[Start of SUPPLIED MATERIAL]
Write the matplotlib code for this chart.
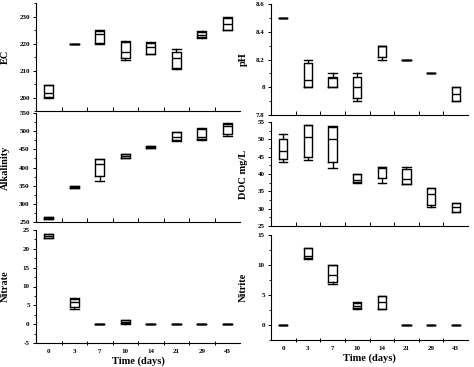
import matplotlib
matplotlib.use("Agg")
import matplotlib.pyplot as plt
from matplotlib.ticker import AutoMinorLocator, FormatStrFormatter

days = ["0", "3", "7", "10", "14", "21", "29", "43"]

# each row: (whisker low, q1, median, q3, whisker high) for one sampling day
ec = [(200, 200.2, 201.8, 204.8, 204.8), (220, 220, 220, 220, 220),
      (220, 220.2, 223.5, 224.8, 225), (214, 214.5, 216.8, 220.5, 221),
      (216, 216.2, 218.7, 220.3, 220.5), (210.5, 211, 214.6, 217, 217.9),
      (222, 222.3, 223.2, 224.5, 224.8), (225, 225.2, 227.2, 229.4, 230)]
ph = [(8.5, 8.5, 8.5, 8.5, 8.5), (8.0, 8.0, 8.05, 8.175, 8.2),
      (8.0, 8.0, 8.07, 8.076, 8.1), (7.9, 7.925, 8.0, 8.075, 8.1),
      (8.2, 8.22, 8.3, 8.3, 8.3), (8.2, 8.2, 8.2, 8.2, 8.2),
      (8.1, 8.1, 8.1, 8.1, 8.1), (7.9, 7.9, 7.95, 8.0, 8.0)]
alkalinity = [(259, 259, 262, 264, 264), (343, 343, 347, 350, 350),
              (364, 376, 410, 423, 423), (426, 426, 431, 436, 436),
              (454, 454, 457, 460, 460), (474, 475, 483, 497, 497),
              (477, 478, 485, 505, 508), (488, 492, 513, 521, 523)]
doc = [(43.6, 44.2, 46.7, 50.2, 51.4), (44.0, 44.9, 50.6, 54.1, 54.1),
       (41.8, 43.5, 50.0, 53.6, 53.8), (37.5, 37.8, 38.3, 40.0, 40.0),
       (37.5, 38.9, 41.8, 42.0, 42.0), (37.0, 37.2, 38.5, 41.3, 42.0),
       (30.6, 31.2, 34.3, 36.1, 36.1), (29.1, 29.1, 30.5, 31.7, 31.7)]
nitrate = [(22.8, 22.8, 23.4, 23.9, 23.9), (4.0, 4.5, 6.0, 6.8, 7.0),
           (0, 0, 0, 0, 0), (0.1, 0.2, 0.5, 1.0, 1.0),
           (0, 0, 0, 0, 0), (0, 0, 0, 0, 0),
           (0, 0, 0, 0, 0), (0, 0, 0, 0, 0)]
nitrite = [(0, 0, 0, 0, 0), (11.0, 11.1, 11.5, 12.8, 12.9),
           (6.9, 7.1, 8.4, 10.0, 10.0), (2.7, 2.9, 3.2, 3.6, 3.8),
           (2.6, 2.6, 3.8, 4.8, 4.8), (0, 0, 0, 0, 0),
           (0, 0, 0, 0, 0), (0, 0, 0, 0, 0)]

plt.rcParams['font.family'] = ['Liberation Serif', 'DejaVu Serif']
plt.rcParams['font.weight'] = 'bold'

W, H = 474, 367
fig = plt.figure(figsize=(W / 100, H / 100), dpi=100)


def make_ax(x0, x1, top, bottom):
    return fig.add_axes([x0 / W, 1 - bottom / H, (x1 - x0) / W, (bottom - top) / H])


panels = [
    # data, label, ylim, yticks, fmt, pixel box, bottom row?
    (ec, "EC", (195, 235), [200, 210, 220, 230], "%d", (36, 240, 3.3, 111), False),
    (alkalinity, "Alkalinity", (250, 550), range(250, 551, 50), "%d", (36, 240, 113, 222), False),
    (nitrate, "Nitrate", (-5, 25), range(-5, 26, 5), "%d", (36, 240, 230, 343), True),
    (ph, "pH", (7.8, 8.6), [7.8, 8.0, 8.2, 8.4, 8.6], "%g", (271, 468, 4, 115), False),
    (doc, "DOC mg/L", (25, 55), range(25, 56, 5), "%d", (271, 468, 122, 226), False),
    (nitrite, "Nitrite", (-2.5, 15), [0, 5, 10, 15], "%d", (271, 468, 235, 340), True),
]

for data, label, ylim, yticks, fmt, box, bottom in panels:
    ax = make_ax(*box)
    stats = []
    for lo, q1, med, q3, hi in data:
        stats.append(dict(whislo=lo, q1=q1, med=med, q3=q3, whishi=hi, fliers=[]))
    lw = 1.0
    ax.bxp(stats, positions=range(len(days)), widths=0.34, capwidths=0.34,
           manage_ticks=False, showfliers=False,
           boxprops=dict(color="black", linewidth=lw),
           whiskerprops=dict(color="black", linewidth=lw),
           capprops=dict(color="black", linewidth=lw),
           medianprops=dict(color="black", linewidth=lw))
    ax.set_xlim(-0.5, len(days) - 0.5)
    ax.set_ylim(*ylim)
    ax.set_yticks(list(yticks))
    ax.yaxis.set_major_formatter(FormatStrFormatter(fmt))
    ax.yaxis.set_minor_locator(AutoMinorLocator(2))
    ax.spines["top"].set_visible(False)
    ax.spines["right"].set_visible(False)
    for s in ("left", "bottom"):
        ax.spines[s].set_linewidth(0.8)
    ax.tick_params(axis="y", which="major", direction="out", length=2.5, width=0.7,
                   labelsize=5, pad=2)
    ax.tick_params(axis="y", which="minor", direction="out", length=1.5, width=0.6)
    ax.set_xticks(range(len(days)))
    ax.set_xticks([i + 0.5 for i in range(len(days) - 1)], minor=True)
    ax.tick_params(axis="x", which="major", length=0, labelsize=5, pad=4)
    ax.tick_params(axis="x", which="minor", direction="inout" if bottom else "in",
                   length=3, width=0.7)
    if bottom:
        ax.set_xticklabels(days)
        ax.set_xlabel("Time (days)", fontsize=7.5, fontweight="bold", labelpad=2)
    else:
        ax.set_xticklabels([])
    ax.set_ylabel(label, fontsize=7.5, fontweight="bold")
    lx = (10 - box[0]) / (box[1] - box[0]) if box[0] < 100 else (248 - box[0]) / (box[1] - box[0])
    ax.yaxis.set_label_coords(lx, 0.5)

fig.savefig("out.png", dpi=100)
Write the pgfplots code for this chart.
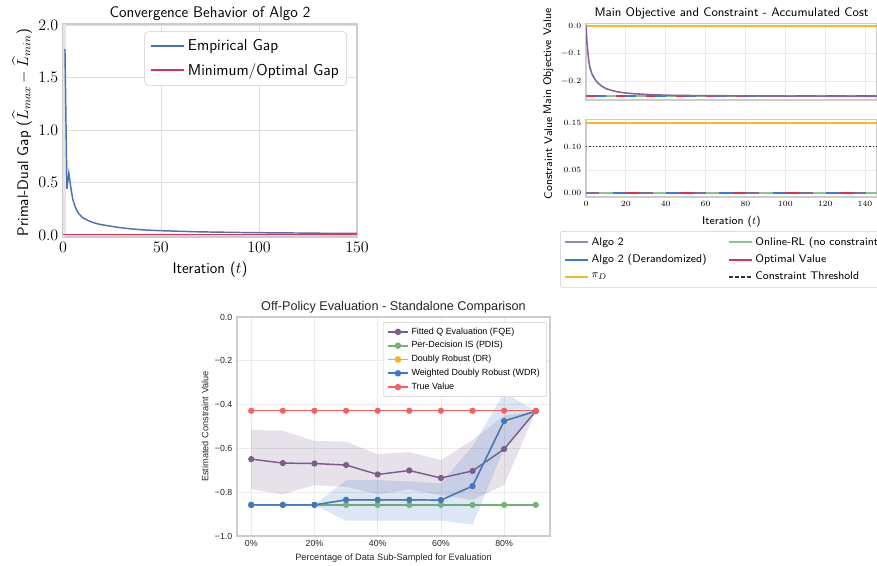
\documentclass[border=0pt]{standalone}
\usepackage{fontspec}
\usepackage{amsmath}
\usepackage{pgfplots}
\pgfplotsset{compat=1.18}
\newfontfamily\arial{Liberation Sans}

\definecolor{framegray}{RGB}{204,204,204}
\definecolor{gridgray}{RGB}{222,222,222}
\definecolor{gridlight}{RGB}{235,235,235}
\definecolor{txt}{RGB}{38,38,38}
\definecolor{gapblue}{RGB}{76,114,176}
\definecolor{crimsonline}{RGB}{217,48,94}
\definecolor{algopurple}{RGB}{134,103,154}
\definecolor{derandblue}{RGB}{58,122,214}
\definecolor{rlgreen}{RGB}{140,196,138}
\definecolor{pidorange}{RGB}{251,181,44}
\definecolor{fqecol}{RGB}{123,92,140}
\definecolor{pdiscol}{RGB}{116,179,116}
\definecolor{drcol}{RGB}{255,173,31}
\definecolor{wdrcol}{RGB}{59,120,198}
\definecolor{truecol}{RGB}{250,95,95}

\pgfplotsset{
  lmpanel/.style={
    scale only axis,
    axis line style={framegray, line width=0.9pt},
    grid=major, major grid style={gridgray, line width=0.6pt},
    major tick length=0pt,
  },
  refline/.style={line width=1.5pt},
}

\begin{document}
\begin{tikzpicture}
\useasboundingbox (0,0) rectangle (657.75pt,423.75pt);

% ---------- Convergence of the primal-dual gap ----------
\begin{axis}[
  lmpanel,
  at={(47.25pt,405.75pt)}, anchor=north west,
  width=220.5pt, height=159.75pt,
  xmin=0, xmax=150, ymin=-0.019, ymax=2.0095,
  xtick={0,50,100,150}, ytick={0,0.5,1,1.5,2},
  yticklabel style={/pgf/number format/.cd, fixed, fixed zerofill, precision=1},
  tick label style={font=\fontsize{11.5}{12}\selectfont},
  title={Convergence Behavior of Algo 2},
  title style={font=\sffamily\fontsize{11.5}{12}\selectfont,
    at={(axis description cs:0.5,1.0094)}, anchor=center},
  xlabel={Iteration ($t$)},
  ylabel={Primal-Dual Gap ($\widehat{L}_{max}-\widehat{L}_{min}$)},
  label style={font=\sffamily\fontsize{11.5}{12}\selectfont},
  xlabel style={at={(axis description cs:0.5,-0.155)}, anchor=center},
  ylabel style={at={(axis description cs:-0.139,0.49)}, anchor=center},
  legend style={at={(axis description cs:0.966,0.965)}, anchor=north east,
    draw=framegray, rounded corners=2.5pt, fill=white,
    font=\sffamily\fontsize{11.8}{13}\selectfont,
    row sep=4pt, inner xsep=4pt, inner ysep=4pt},
  legend cell align=left,
  legend image code/.code={\draw[#1, line width=1.5pt]
    plot coordinates {(0pt,0pt) (12.5pt,0pt) (25pt,0pt)};},
]
\addplot[fill=black!10, draw=none, forget plot]
  coordinates {(0,-0.02) (1.5,-0.02) (1.5,2.01) (0,2.01)} -- cycle;
\addplot[gapblue, line width=1.1pt] coordinates {
  (1,1.77) (2,0.44) (3,0.59) (4,0.45) (5,0.34) (6,0.28) (7,0.235) (8,0.205)
  (9,0.185) (10,0.165) (12,0.145) (14,0.128) (16,0.115) (18,0.105) (20,0.097)
  (23,0.088) (26,0.079) (30,0.068) (35,0.058) (40,0.050) (45,0.045) (50,0.041)
  (60,0.035) (70,0.030) (80,0.027) (90,0.024) (100,0.022) (110,0.020)
  (120,0.019) (130,0.017) (140,0.016) (150,0.015)};
\addlegendentry{Empirical Gap}
\addplot[crimsonline, line width=1.1pt] coordinates {(0,0.005) (150,0.005)};
\addlegendentry{Minimum/Optimal Gap}
\end{axis}

% ---------- Main objective (top) ----------
% The overlapping reference lines share one dash pattern; starting each
% path further left (outside the clipped area) staggers the dashes.
\begin{axis}[
  lmpanel, major grid style={gridlight, line width=0.6pt},
  at={(439.5pt,406.275pt)}, anchor=north west,
  width=218.25pt, height=57.5pt,
  xmin=0, xmax=146, ymin=-0.266, ymax=0.0097,
  xtick={0,20,...,140}, xticklabels={},
  ytick={-0.2,-0.1,0},
  yticklabel style={/pgf/number format/.cd, fixed, fixed zerofill, precision=1},
  tick label style={font=\fontsize{6.5}{7}\selectfont},
  title={Main Objective and Constraint - Accumulated Cost},
  title style={font=\sffamily\fontsize{9.3}{11}\selectfont,
    at={(axis description cs:0.5,1.03)}, anchor=center},
  ylabel={Main Objective Value},
  ylabel style={font=\sffamily\fontsize{8.3}{10}\selectfont,
    at={(axis description cs:-0.13,0.5)}, anchor=center},
]
\addplot[crimsonline, refline, dash pattern=on 7.5pt off 15pt]
  coordinates {(0,-0.253) (146,-0.253)};
\addplot[derandblue, refline, dash pattern=on 7.5pt off 15pt]
  coordinates {(-10.04,-0.253) (146,-0.253)};
\addplot[rlgreen, refline, dash pattern=on 7.5pt off 15pt]
  coordinates {(-5.02,-0.253) (146,-0.253)};
\addplot[pidorange, refline] coordinates {(0,0) (146,0)};
\addplot[algopurple, line width=1.2pt] coordinates {
  (0,0) (0.5,-0.06) (1,-0.10) (1.5,-0.13) (2,-0.15) (3,-0.172) (4,-0.186)
  (5,-0.197) (6,-0.205) (8,-0.217) (10,-0.225) (13,-0.232) (16,-0.237)
  (20,-0.241) (25,-0.244) (30,-0.246) (40,-0.249) (50,-0.250) (70,-0.251)
  (100,-0.252) (146,-0.253)};
\end{axis}

% ---------- Constraint (bottom) ----------
\begin{axis}[
  lmpanel, major grid style={gridlight, line width=0.6pt},
  at={(439.5pt,334.275pt)}, anchor=north west,
  width=218.25pt, height=58.3pt,
  xmin=0, xmax=146, ymin=-0.008, ymax=0.1586,
  xtick={0,20,...,140},
  ytick={0,0.05,0.1,0.15},
  yticklabel style={/pgf/number format/.cd, fixed, fixed zerofill, precision=2},
  tick label style={font=\fontsize{6.5}{7}\selectfont},
  xlabel={Iteration ($t$)},
  ylabel={Constraint Value},
  label style={font=\sffamily\fontsize{8.3}{10}\selectfont},
  xlabel style={at={(axis description cs:0.5,-0.32)}, anchor=center},
  ylabel style={at={(axis description cs:-0.13,0.5)}, anchor=center},
  legend columns=2,
  legend style={at={(axis description cs:-0.0893,-0.4376)}, anchor=north west,
    draw=framegray, rounded corners=2pt, fill=white,
    font=\sffamily\fontsize{8.3}{9.5}\selectfont,
    row sep=1.2pt, inner xsep=3pt, inner ysep=2.5pt,
    /tikz/every even column/.append style={column sep=14pt}},
  legend cell align=left,
  legend image code/.code={\draw[#1, line width=1.5pt]
    plot coordinates {(0pt,0pt) (8.5pt,0pt) (17pt,0pt)};},
]
\addplot[algopurple, refline, dash pattern=on 10pt off 30pt, forget plot]
  coordinates {(0,0) (146,0)};
\addplot[rlgreen, refline, dash pattern=on 10pt off 30pt, forget plot]
  coordinates {(-20.07,0) (146,0)};
\addplot[derandblue, refline, dash pattern=on 10pt off 30pt, forget plot]
  coordinates {(-13.38,0) (146,0)};
\addplot[crimsonline, refline, dash pattern=on 10pt off 30pt, forget plot]
  coordinates {(-6.69,0) (146,0)};
\addplot[pidorange, refline, forget plot] coordinates {(0,0.15) (146,0.15)};
\addplot[black!85, line width=1.2pt, dash pattern=on 1.1pt off 1.4pt, forget plot]
  coordinates {(0,0.10) (146,0.10)};
\addlegendimage{algopurple!80}
\addlegendentry{Algo 2}
\addlegendimage{rlgreen}
\addlegendentry{Online-RL (no constraint)}
\addlegendimage{derandblue}
\addlegendentry{Algo 2 (Derandomized)}
\addlegendimage{crimsonline}
\addlegendentry{Optimal Value}
\addlegendimage{pidorange}
\addlegendentry{$\pi_D$}
\addlegendimage{black!80, dash pattern=on 3pt off 1.5pt}
\addlegendentry{Constraint Threshold}
\end{axis}

% ---------- Off-policy evaluation ----------
\begin{axis}[
  scale only axis,
  at={(177.75pt,186pt)}, anchor=north west,
  width=234.75pt, height=164.25pt,
  xmin=-4.5, xmax=94.5, ymin=-1, ymax=0,
  axis line style={framegray, line width=0.8pt},
  grid=major, major grid style={gridlight, line width=0.6pt},
  major tick length=0pt,
  xtick={0,20,40,60,80}, xticklabels={0\%,20\%,40\%,60\%,80\%},
  ytick={-1,-0.8,-0.6,-0.4,-0.2,0},
  yticklabels={−1.0,−0.8,−0.6,−0.4,−0.2,0.0},
  tick label style={font=\arial\fontsize{6.6}{8}\selectfont, text=txt},
  title={Off-Policy Evaluation - Standalone Comparison},
  title style={font=\arial\fontsize{9.5}{11}\selectfont, text=txt,
    at={(axis description cs:0.5,1.009)}, anchor=center},
  xlabel={Percentage of Data Sub-Sampled for Evaluation},
  ylabel={Estimated Constraint Value},
  label style={font=\arial\fontsize{6.9}{8}\selectfont, text=txt},
  xlabel style={at={(axis description cs:0.5,-0.10)}, anchor=center},
  ylabel style={at={(axis description cs:-0.102,0.5)}, anchor=center},
  legend style={at={(axis description cs:0.99,0.977)}, anchor=north east,
    draw=framegray, rounded corners=1.5pt, fill=white,
    font=\arial\fontsize{6.7}{8}\selectfont,
    row sep=0pt, inner xsep=3pt, inner ysep=2pt},
  legend cell align=left,
  legend image code/.code={\draw[mark repeat=2,mark phase=2,#1, line width=1.3pt]
    plot coordinates {(0pt,0pt) (7.5pt,0pt) (15pt,0pt)};},
  every axis plot/.append style={line width=1.1pt, mark=*, mark size=1.75pt},
]
% FQE spread
\addplot[fill=fqecol, fill opacity=0.18, draw=none, mark=none, forget plot] coordinates {
  (0,-0.516) (10,-0.519) (20,-0.566) (30,-0.569) (40,-0.626) (50,-0.617)
  (60,-0.653) (70,-0.562) (80,-0.45) (90,-0.43)
  (90,-0.43) (80,-0.767) (70,-0.835) (60,-0.814) (50,-0.788) (40,-0.809)
  (30,-0.776) (20,-0.768) (10,-0.809) (0,-0.786)} -- cycle;
\addplot[fqecol, mark options={fill=fqecol, draw=fqecol}] coordinates {
  (0,-0.649) (10,-0.667) (20,-0.669) (30,-0.676) (40,-0.719) (50,-0.701)
  (60,-0.735) (70,-0.703) (80,-0.603) (90,-0.43)};
\addlegendentry{Fitted Q Evaluation (FQE)}
\addplot[pdiscol, mark options={fill=pdiscol, draw=pdiscol}] coordinates {
  (0,-0.858) (10,-0.858) (20,-0.858) (30,-0.858) (40,-0.858) (50,-0.858)
  (60,-0.858) (70,-0.858) (80,-0.858) (90,-0.858)};
\addlegendentry{Per-Decision IS (PDIS)}
\addplot[drcol, mark options={fill=drcol, draw=drcol}] coordinates {
  (0,-0.858) (10,-0.858) (20,-0.858) (30,-0.835) (40,-0.835) (50,-0.835)
  (60,-0.836) (70,-0.772) (80,-0.475) (90,-0.43)};
\addlegendentry{Doubly Robust (DR)}
% WDR spread
\addplot[fill=wdrcol, fill opacity=0.18, draw=none, mark=none, forget plot] coordinates {
  (0,-0.858) (10,-0.858) (20,-0.858) (30,-0.745) (40,-0.745) (50,-0.75)
  (60,-0.76) (70,-0.59) (80,-0.345) (90,-0.43)
  (90,-0.43) (80,-0.60) (70,-0.948) (60,-0.93) (50,-0.93) (40,-0.93)
  (30,-0.93) (20,-0.858) (10,-0.858) (0,-0.858)} -- cycle;
\addplot[wdrcol, mark options={fill=wdrcol, draw=wdrcol}] coordinates {
  (0,-0.858) (10,-0.858) (20,-0.858) (30,-0.835) (40,-0.835) (50,-0.835)
  (60,-0.836) (70,-0.772) (80,-0.475) (90,-0.43)};
\addlegendentry{Weighted Doubly Robust (WDR)}
\addplot[truecol, mark options={fill=truecol, draw=truecol}] coordinates {
  (0,-0.428) (10,-0.428) (20,-0.428) (30,-0.428) (40,-0.428) (50,-0.428)
  (60,-0.428) (70,-0.428) (80,-0.428) (90,-0.428)};
\addlegendentry{True Value}
\end{axis}
\end{tikzpicture}
\end{document}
[End of SUPPLIED MATERIAL]
→ **INSTRUCTION**:
Only the lines from the start of the records to the one containing "return fig.add_axes([x0 /" should be repeated, exactly and with both ends kept; drop any pictures.

→ **CORRECT RESPONSE**:
Write the matplotlib code for this chart.
import matplotlib
matplotlib.use("Agg")
import matplotlib.pyplot as plt
from matplotlib.ticker import AutoMinorLocator, FormatStrFormatter

days = ["0", "3", "7", "10", "14", "21", "29", "43"]

# each row: (whisker low, q1, median, q3, whisker high) for one sampling day
ec = [(200, 200.2, 201.8, 204.8, 204.8), (220, 220, 220, 220, 220),
      (220, 220.2, 223.5, 224.8, 225), (214, 214.5, 216.8, 220.5, 221),
      (216, 216.2, 218.7, 220.3, 220.5), (210.5, 211, 214.6, 217, 217.9),
      (222, 222.3, 223.2, 224.5, 224.8), (225, 225.2, 227.2, 229.4, 230)]
ph = [(8.5, 8.5, 8.5, 8.5, 8.5), (8.0, 8.0, 8.05, 8.175, 8.2),
      (8.0, 8.0, 8.07, 8.076, 8.1), (7.9, 7.925, 8.0, 8.075, 8.1),
      (8.2, 8.22, 8.3, 8.3, 8.3), (8.2, 8.2, 8.2, 8.2, 8.2),
      (8.1, 8.1, 8.1, 8.1, 8.1), (7.9, 7.9, 7.95, 8.0, 8.0)]
alkalinity = [(259, 259, 262, 264, 264), (343, 343, 347, 350, 350),
              (364, 376, 410, 423, 423), (426, 426, 431, 436, 436),
              (454, 454, 457, 460, 460), (474, 475, 483, 497, 497),
              (477, 478, 485, 505, 508), (488, 492, 513, 521, 523)]
doc = [(43.6, 44.2, 46.7, 50.2, 51.4), (44.0, 44.9, 50.6, 54.1, 54.1),
       (41.8, 43.5, 50.0, 53.6, 53.8), (37.5, 37.8, 38.3, 40.0, 40.0),
       (37.5, 38.9, 41.8, 42.0, 42.0), (37.0, 37.2, 38.5, 41.3, 42.0),
       (30.6, 31.2, 34.3, 36.1, 36.1), (29.1, 29.1, 30.5, 31.7, 31.7)]
nitrate = [(22.8, 22.8, 23.4, 23.9, 23.9), (4.0, 4.5, 6.0, 6.8, 7.0),
           (0, 0, 0, 0, 0), (0.1, 0.2, 0.5, 1.0, 1.0),
           (0, 0, 0, 0, 0), (0, 0, 0, 0, 0),
           (0, 0, 0, 0, 0), (0, 0, 0, 0, 0)]
nitrite = [(0, 0, 0, 0, 0), (11.0, 11.1, 11.5, 12.8, 12.9),
           (6.9, 7.1, 8.4, 10.0, 10.0), (2.7, 2.9, 3.2, 3.6, 3.8),
           (2.6, 2.6, 3.8, 4.8, 4.8), (0, 0, 0, 0, 0),
           (0, 0, 0, 0, 0), (0, 0, 0, 0, 0)]

plt.rcParams['font.family'] = ['Liberation Serif', 'DejaVu Serif']
plt.rcParams['font.weight'] = 'bold'

W, H = 474, 367
fig = plt.figure(figsize=(W / 100, H / 100), dpi=100)


def make_ax(x0, x1, top, bottom):
    return fig.add_axes([x0 / W, 1 - bottom / H, (x1 - x0) / W, (bottom - top) / H])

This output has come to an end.